The reverence for purportedly unaltered “nature” completely ignores the vicious, cruel, appallingly wasteful (not even to mention suboptimal) conditions of any environment untouched by human influence. After all, 99.9% of all species that ever existed are extinct – the vast majority from causes that arose long before human beings evolved. The plants and animals that primitive hunter-gatherers consumed did not evolve with the intention of providing optimal nutrition for man; they simply happened to be around, attainable for humans, and nutritious enough that humans did not die right away after consuming them – and some humans (the ones that were not poisoned, or killed hunting, or murdered by their fellow men) managed to survive to reproductive age by eating these “natural” foods. Just because the primitive “paleo” diet of our ancestors enabled them to survive long enough to trigger the chain of events that led to us, does not render their lives, or their diets, ideal for emulation in every aspect. We can do better. We must do better – if protection of large numbers of human beings from famine, drought, pests, and prohibitive costs of food is to be considered a moral priority in the least. By depriving human beings of the increased abundance, resilience, and nutritional content that only the genetic modification of foods can provide, anti-GMO campaigners would sentence millions – perhaps billions – of humans to the miserable subsistence conditions and tragically early deaths of their primeval forebears, of whom the Earth could support only a few million without human agricultural interventions.
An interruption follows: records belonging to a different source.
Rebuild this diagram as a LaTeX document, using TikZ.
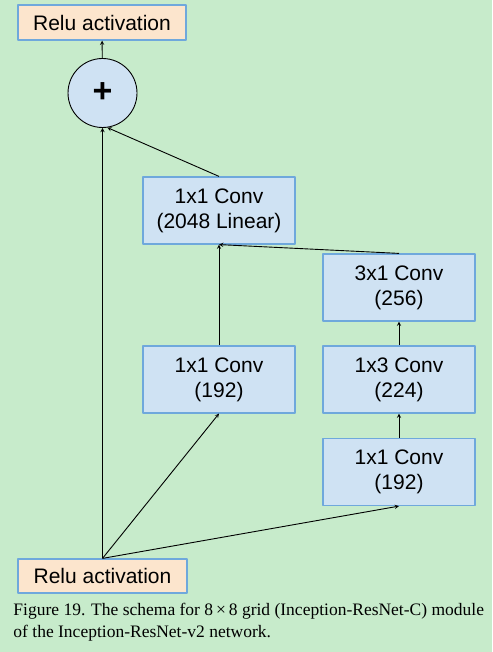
\documentclass[tikz,border=0pt]{standalone}
\usepackage{fontspec}
\setmainfont{Liberation Serif}
\newfontfamily\arialfont{Liberation Sans}
\definecolor{bggreen}{RGB}{199,235,203}
\definecolor{boxfill}{RGB}{207,226,243}
\definecolor{boxline}{RGB}{111,168,220}
\definecolor{relufill}{RGB}{252,229,205}
\begin{document}
\begin{tikzpicture}[x=1pt,y=-1pt, >=stealth, line join=round, line width=0.9pt,
		box/.style={draw=boxline, fill=boxfill, line width=1.2pt, minimum width=152pt, minimum height=67pt, align=center, inner sep=0pt, font=\arialfont\fontsize{21}{25}\selectfont},
		relu/.style={box, fill=relufill, minimum width=168pt, minimum height=35pt}]
		\fill[bggreen] (0,0) rectangle (492,652);
		\useasboundingbox (0,0) rectangle (492,652);
		% the module
		\node[relu] (relutop) at (102,22.5) {Relu activation};
		\node[circle, draw, fill=boxfill, minimum size=69pt, inner sep=0pt, font=\arialfont\bfseries\fontsize{34}{34}\selectfont] (add) at (102.5,93) {+};
		\node[box] (lin) at (219,210.5) {1x1 Conv\\(2048 Linear)};
		\node[box] (cthree) at (399,287.5) {3x1 Conv\\(256)};
		\node[box] (cleft) at (219,379.5) {1x1 Conv\\(192)};
		\node[box] (cmid) at (399,379.5) {1x3 Conv\\(224)};
		\node[box] (cright) at (399,472) {1x1 Conv\\(192)};
		\node[relu, minimum width=169pt, minimum height=34pt] (relubot) at (102.5,576) {Relu activation};
		\draw[->] (add) -- (relutop);
		\draw[->] (relubot.north) -- (add.south);
		\draw[->] (lin.north) -- (add.-82);
		\draw[->] (cleft) -- (lin);
		\draw[->] (cthree.north) -- (lin.south);
		\draw[->] (cmid) -- (cthree);
		\draw[->] (cright) -- (cmid);
		\draw[->] (relubot.north) -- (cleft.south);
		\draw[->] (relubot.north) -- (cright.south);
		% caption
		\node[anchor=north west, align=left, inner sep=0pt, font=\fontsize{17.5}{21.7}\selectfont] (caption) at (13,603) {Figure 19. The schema for 8\,×\,8 grid (Inception-ResNet-C) module\\of the Inception-ResNet-v2 network.};
\end{tikzpicture}
\end{document}
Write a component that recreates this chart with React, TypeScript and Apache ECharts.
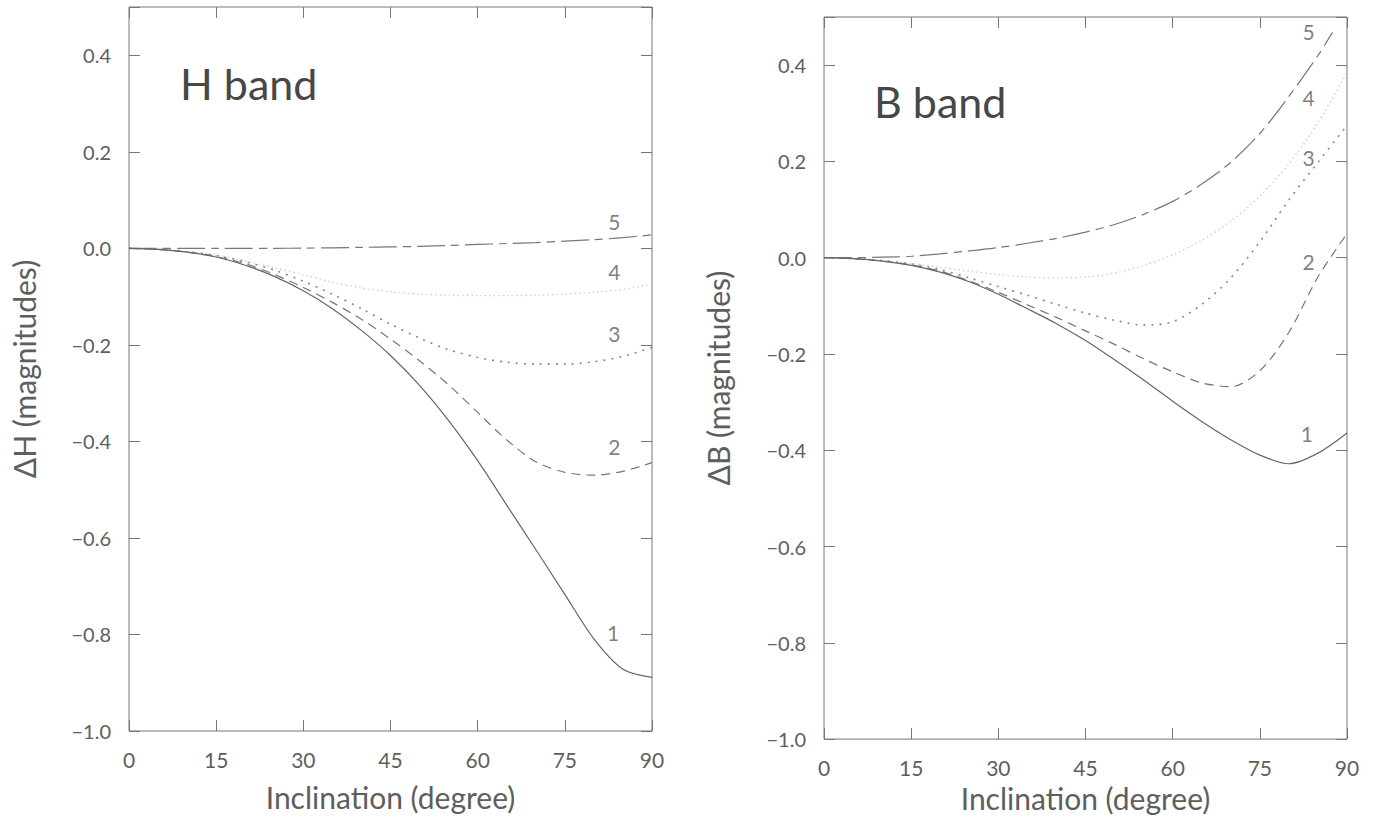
import React, { useEffect, useRef } from "react";
import * as echarts from "echarts";

// Inclination grid (degrees)
const inclination = [0, 5, 10, 15, 20, 25, 30, 35, 40, 45, 50, 55, 60, 65, 70, 75, 80, 85, 90];
const inclinationB5 = [0, 5, 10, 15, 20, 25, 30, 35, 40, 45, 50, 55, 60, 65, 70, 75, 80, 85, 87.5];

// H band curves (magnitudes)
const hCurve1 = [0, -0.002, -0.008, -0.018, -0.035, -0.058, -0.088, -0.125, -0.17, -0.222, -0.284, -0.357, -0.44, -0.532, -0.624, -0.717, -0.809, -0.872, -0.889];
const hCurve2 = [0, -0.002, -0.008, -0.017, -0.032, -0.054, -0.081, -0.112, -0.147, -0.188, -0.233, -0.283, -0.34, -0.397, -0.442, -0.464, -0.47, -0.462, -0.444];
const hCurve3 = [0, -0.002, -0.007, -0.015, -0.028, -0.045, -0.068, -0.095, -0.125, -0.157, -0.186, -0.21, -0.226, -0.236, -0.24, -0.24, -0.235, -0.224, -0.205];
const hCurve4 = [0, -0.002, -0.007, -0.014, -0.026, -0.04, -0.055, -0.07, -0.082, -0.09, -0.095, -0.097, -0.098, -0.098, -0.097, -0.095, -0.091, -0.085, -0.074];
const hCurve5 = [0, 0, 0, 0, 0, 0, 0.0005, 0.001, 0.002, 0.003, 0.004, 0.006, 0.008, 0.01, 0.012, 0.015, 0.018, 0.022, 0.028];

// B band curves (magnitudes)
const bCurve1 = [0, -0.002, -0.007, -0.016, -0.03, -0.05, -0.076, -0.106, -0.137, -0.172, -0.212, -0.254, -0.298, -0.34, -0.378, -0.41, -0.428, -0.406, -0.364];
const bCurve2 = [0, -0.002, -0.007, -0.015, -0.028, -0.048, -0.072, -0.098, -0.124, -0.152, -0.18, -0.21, -0.237, -0.26, -0.268, -0.235, -0.155, -0.04, 0.05];
const bCurve3 = [0, -0.002, -0.006, -0.013, -0.025, -0.042, -0.06, -0.078, -0.097, -0.115, -0.13, -0.14, -0.133, -0.097, -0.042, 0.033, 0.12, 0.198, 0.275];
const bCurve4 = [0, -0.002, -0.006, -0.012, -0.02, -0.028, -0.035, -0.04, -0.042, -0.04, -0.032, -0.016, 0.006, 0.036, 0.076, 0.128, 0.195, 0.28, 0.385];
const bCurve5 = [0, 0, 0.001, 0.003, 0.008, 0.014, 0.021, 0.03, 0.04, 0.053, 0.069, 0.09, 0.117, 0.153, 0.198, 0.258, 0.335, 0.42, 0.468];

// Curve number annotations: [inclination, magnitude, label]
const hCurveLabels: [number, number, string][] = [
  [83.5, 0.055, "5"],
  [83.5, -0.049, "4"],
  [83.5, -0.176, "3"],
  [83.5, -0.41, "2"],
  [83.3, -0.795, "1"],
];
const bCurveLabels: [number, number, string][] = [
  [83.4, 0.469, "5"],
  [83.4, 0.333, "4"],
  [83.4, 0.208, "3"],
  [83.4, -0.008, "2"],
  [83.1, -0.366, "1"],
];

const xTicks = { min: 0, max: 90, interval: 15 };
const yTicks = { min: -1.0, max: 0.5, interval: 0.2 };

const FONT = "Lato, 'Noto Sans', sans-serif";
const AXIS_COLOR = "#777";
const TEXT_COLOR = "#5e5e5e";

const curveStyles = [
  { type: "solid", color: "#666", width: 1.2 },
  { type: [9, 6], color: "#777", width: 1.2 },
  { type: [2, 6], color: "#888", width: 1.6 },
  { type: [1.5, 3], color: "#cfcfcf", width: 1.4 },
  { type: [28, 6, 8, 6], color: "#777", width: 1.2 },
];

function zip(xs: number[], ys: number[]) {
  return xs.map((x, i) => [x, ys[i]]);
}

function fmtY(v: number) {
  if (Math.abs(v - 0.5) < 1e-9) return "";
  if (Math.abs(v) < 1e-9) return "0.0";
  const s = v.toFixed(1);
  return s.replace("-", "\u2212");
}

export default function App() {
  const ref = useRef<HTMLDivElement>(null);

  useEffect(() => {
    if (!ref.current) return;
    const chart = echarts.init(ref.current, undefined, { renderer: "svg" });

    const grids = [
      { left: 129, top: 7, width: 523, height: 724 },
      { left: 824, top: 17, width: 523, height: 724 },
    ];

    const xAxes: any[] = [];
    const yAxes: any[] = [];
    const nameGapsX = [51, 43];
    const nameGapsY = [90, 91];
    const yNames = ["\u0394H (magnitudes)", "\u0394B (magnitudes)"];
    grids.forEach((_, g) => {
      xAxes.push({
        type: "value",
        gridIndex: g,
        ...xTicks,
        position: "bottom",
        axisLine: { show: false, onZero: false },
        axisTick: { inside: true, length: 11, lineStyle: { color: AXIS_COLOR } },
        axisLabel: { color: TEXT_COLOR, fontSize: 21, fontFamily: FONT, margin: 18 },
        splitLine: { show: false },
        name: "Inclination (degree)",
        nameLocation: "middle",
        nameGap: nameGapsX[g],
        nameTextStyle: { color: TEXT_COLOR, fontSize: 30, fontFamily: FONT },
      });
      xAxes.push({
        type: "value",
        gridIndex: g,
        ...xTicks,
        position: "top",
        axisLine: { show: false, onZero: false },
        axisTick: { inside: true, length: 11, lineStyle: { color: AXIS_COLOR } },
        axisLabel: { show: false },
        splitLine: { show: false },
      });
      yAxes.push({
        type: "value",
        gridIndex: g,
        ...yTicks,
        position: "left",
        axisLine: { show: false, onZero: false },
        axisTick: { inside: true, length: 11, lineStyle: { color: AXIS_COLOR } },
        axisLabel: { color: TEXT_COLOR, fontSize: 20, fontFamily: FONT, margin: 18, formatter: fmtY },
        splitLine: { show: false },
        name: yNames[g],
        nameLocation: "middle",
        nameGap: nameGapsY[g],
        nameRotate: 90,
        nameTextStyle: { color: TEXT_COLOR, fontSize: 30, fontFamily: FONT },
      });
      yAxes.push({
        type: "value",
        gridIndex: g,
        ...yTicks,
        position: "right",
        axisLine: { show: false, onZero: false },
        axisTick: { inside: true, length: 11, lineStyle: { color: AXIS_COLOR } },
        axisLabel: { show: false },
        splitLine: { show: false },
      });
    });

    const hSets = [hCurve1, hCurve2, hCurve3, hCurve4, hCurve5];
    const bSets = [bCurve1, bCurve2, bCurve3, bCurve4, bCurve5];

    const series: any[] = [];
    hSets.forEach((ys, i) => {
      series.push({
        type: "line",
        name: "H" + (i + 1),
        xAxisIndex: 0,
        yAxisIndex: 0,
        data: zip(inclination, ys),
        showSymbol: false,
        smooth: 0.3,
        lineStyle: curveStyles[i],
        z: 5 - i,
      });
    });
    bSets.forEach((ys, i) => {
      series.push({
        type: "line",
        name: "B" + (i + 1),
        xAxisIndex: 2,
        yAxisIndex: 2,
        data: zip(i === 4 ? inclinationB5 : inclination, ys),
        showSymbol: false,
        smooth: 0.3,
        lineStyle: curveStyles[i],
        z: 5 - i,
      });
    });

    const labelSeries = (data: [number, number, string][], xi: number, yi: number) => ({
      type: "scatter",
      xAxisIndex: xi,
      yAxisIndex: yi,
      data,
      symbolSize: 1,
      itemStyle: { color: "transparent" },
      label: {
        show: true,
        position: "inside",
        formatter: (p: any) => p.data[2],
        color: TEXT_COLOR,
        fontSize: 21,
        fontFamily: FONT,
      },
      silent: true,
      z: 10,
    });
    series.push(labelSeries(hCurveLabels, 0, 0));
    series.push(labelSeries(bCurveLabels, 2, 2));

    chart.setOption({
      animation: false,
      backgroundColor: "#fff",
      title: [
        { text: "H band", left: 175, top: 57, textStyle: { fontSize: 43, fontWeight: "normal", color: "#474747", fontFamily: FONT } },
        { text: "B band", left: 869, top: 75, textStyle: { fontSize: 43, fontWeight: "normal", color: "#474747", fontFamily: FONT } },
      ],
      grid: grids.map((g) => ({ ...g, show: true, borderColor: AXIS_COLOR, borderWidth: 1, backgroundColor: "transparent" })),
      xAxis: xAxes,
      yAxis: yAxes,
      series,
    });

    return () => chart.dispose();
  }, []);

  return (
    <div
      ref={ref}
      style={{ position: "fixed", left: 0, top: 0, width: 1374, height: 818, background: "#fff" }}
    />
  );
}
We do not need to like Monsanto in order to embrace the life-saving, life-enhancing potential of GMOs. We need to consider the technology involved in GMOs on its own terms, imagining how we would view it if it could be delivered by economic arrangements we would prefer. As a libertarian individualist, I advocate for a world in which GMOs could be produced by thousands of competing firms, each fairly trying to win the business of consumers through the creation of superior products which add value to people’s lives. If you are justifiably concerned about the practices of Monsanto, consider working toward a world like that, instead of a world where the promise of GMOs is denied to the billions who currently owe their very existences to human technology and ingenuity.